Local Interactions Lead to Pathogen-Driven Change to Host Population Dynamics

Individuals tend to interact more strongly with nearby individuals or within particular social groups. Recent theoretical advances have demonstrated that these within-population relationships can have fundamental implications for ecological and evolutionary dynamics 1], 2], 3], 4], 5], 6], 7], 8], 9], 10] and 11]. In particular, contact networks are crucial to the spread 12], 13] and 14] and evolution 8], 9], 11] and 15] of disease. However, the theory remains largely untested experimentally 16]. Here, we manipulate habitat viscosity and thereby the frequency of local interactions in an insect-pathogen model system in which the virus had previously been shown to have little effect on host population dynamics 16] and 17]. At high viscosity, the pathogen caused the collapse of dominant and otherwise stable host generation cycles.

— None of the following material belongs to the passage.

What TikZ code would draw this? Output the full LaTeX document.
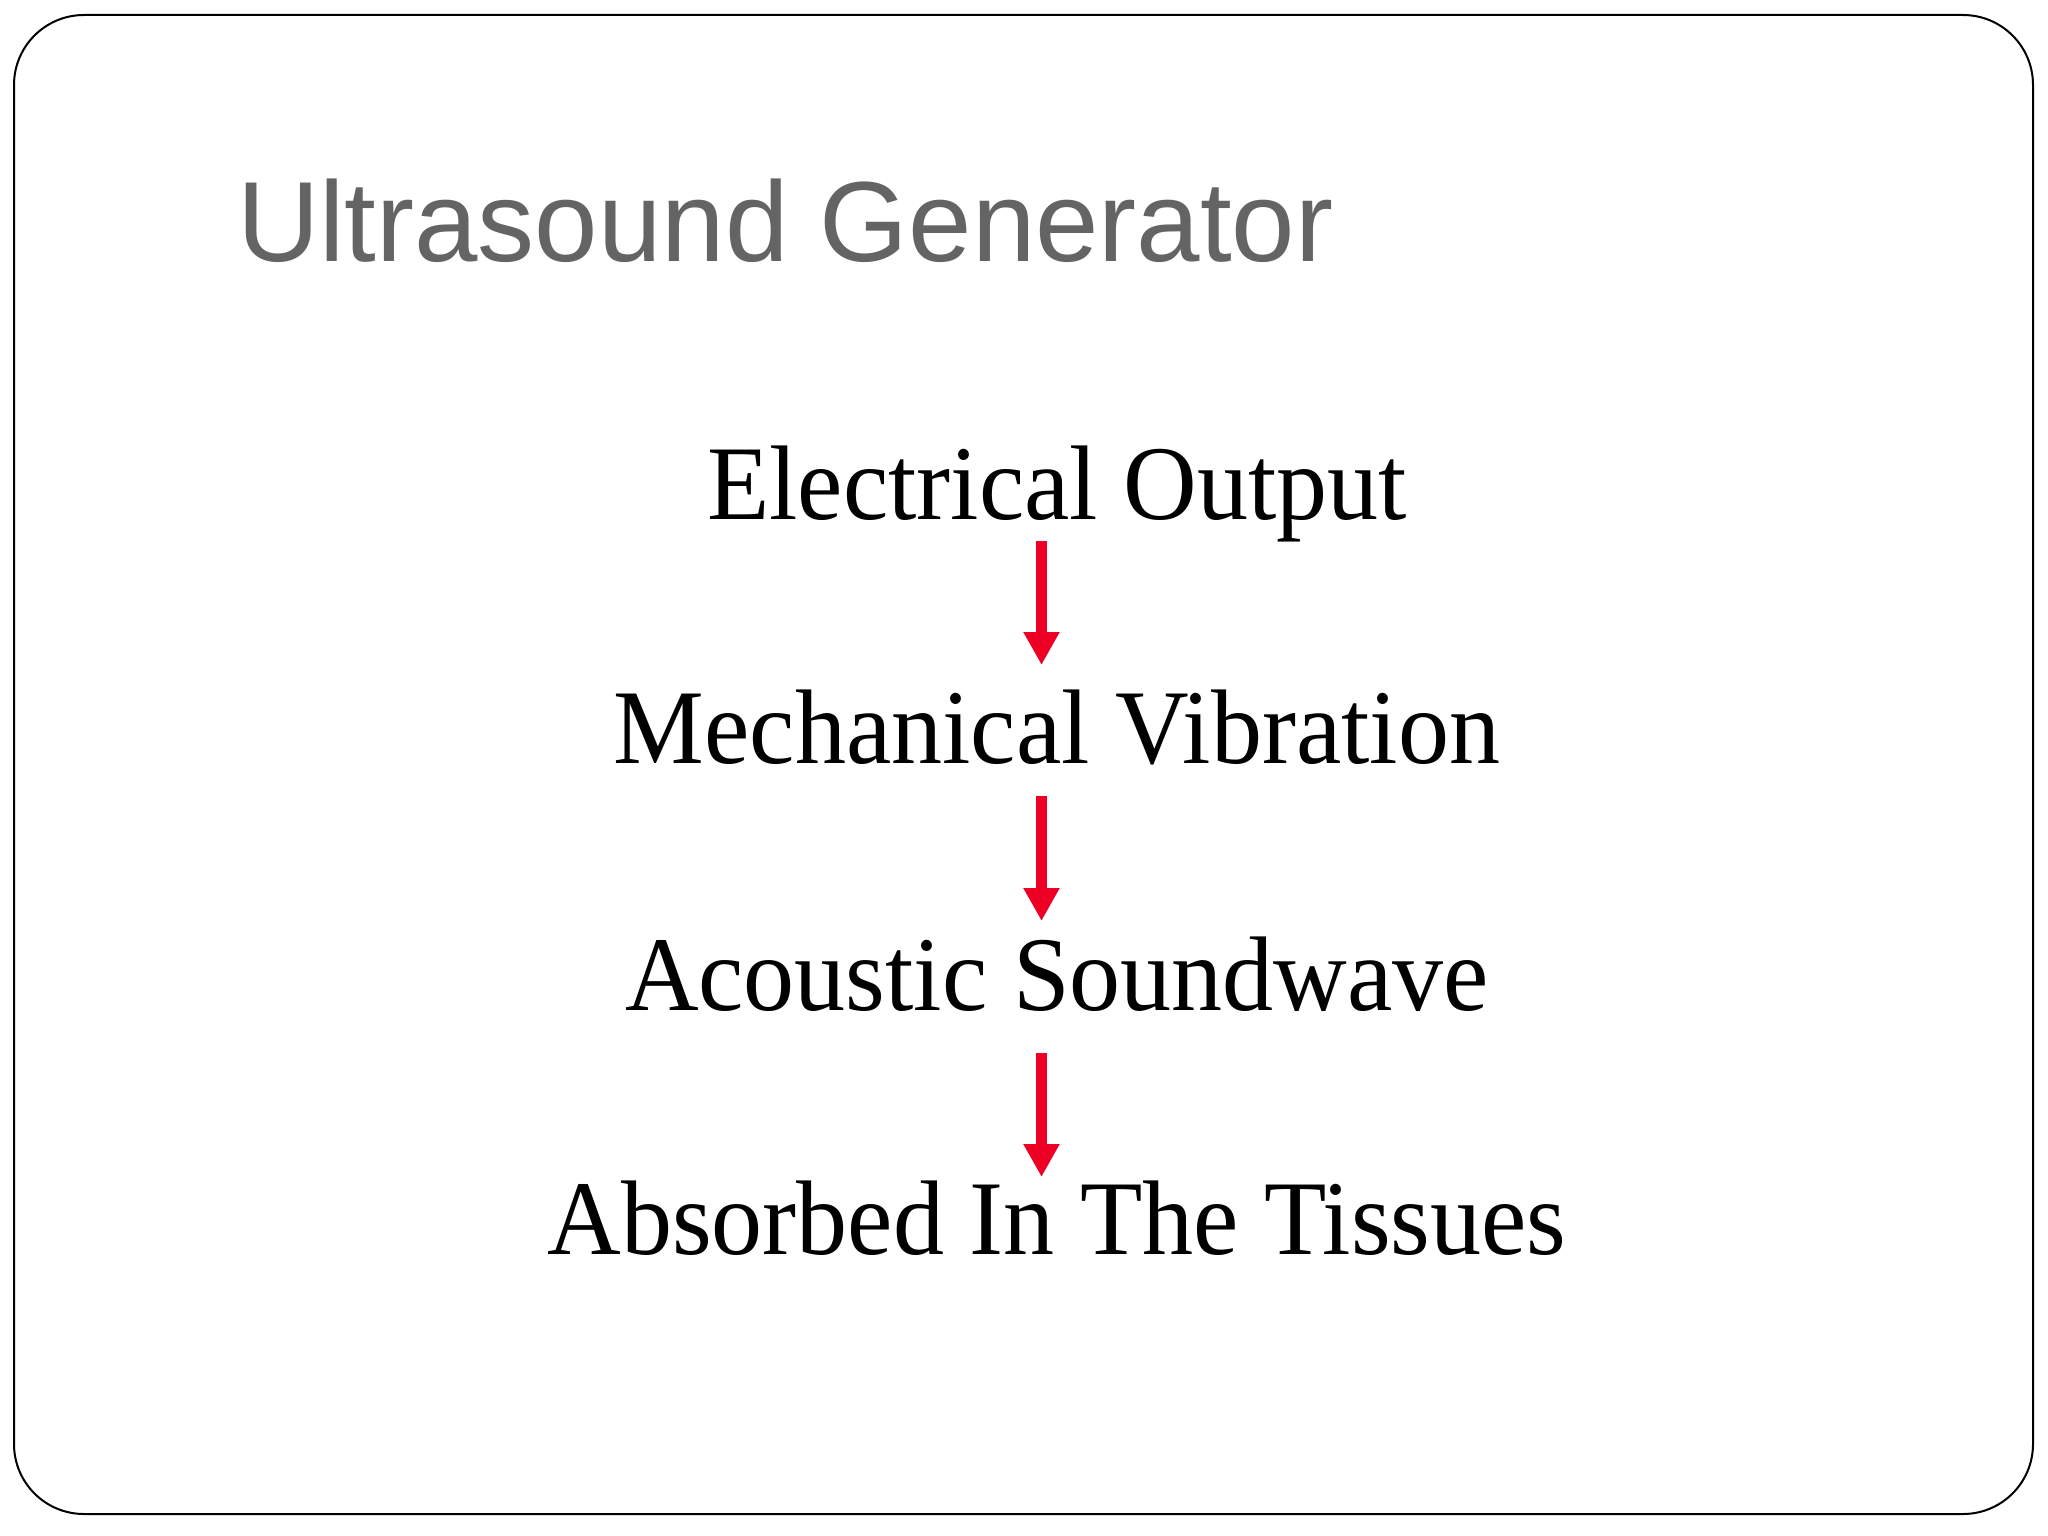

Modeling shows that this collapse can be explained by an increase in the frequency of intracohort interactions relative to intercohort interactions, leading to more disease transmission. Our work emphasizes that spatial structure can subtly mediate intraspecific competition and the effects of natural enemies. A decrease in dispersal in a population may actually (sometimes rather counterintuitively) intensify the effects of parasites. Broadly, because anthropological and environmental change often cause changes in population mixing, our work highlights the potential for dramatic changes in the effects of parasites on host populations.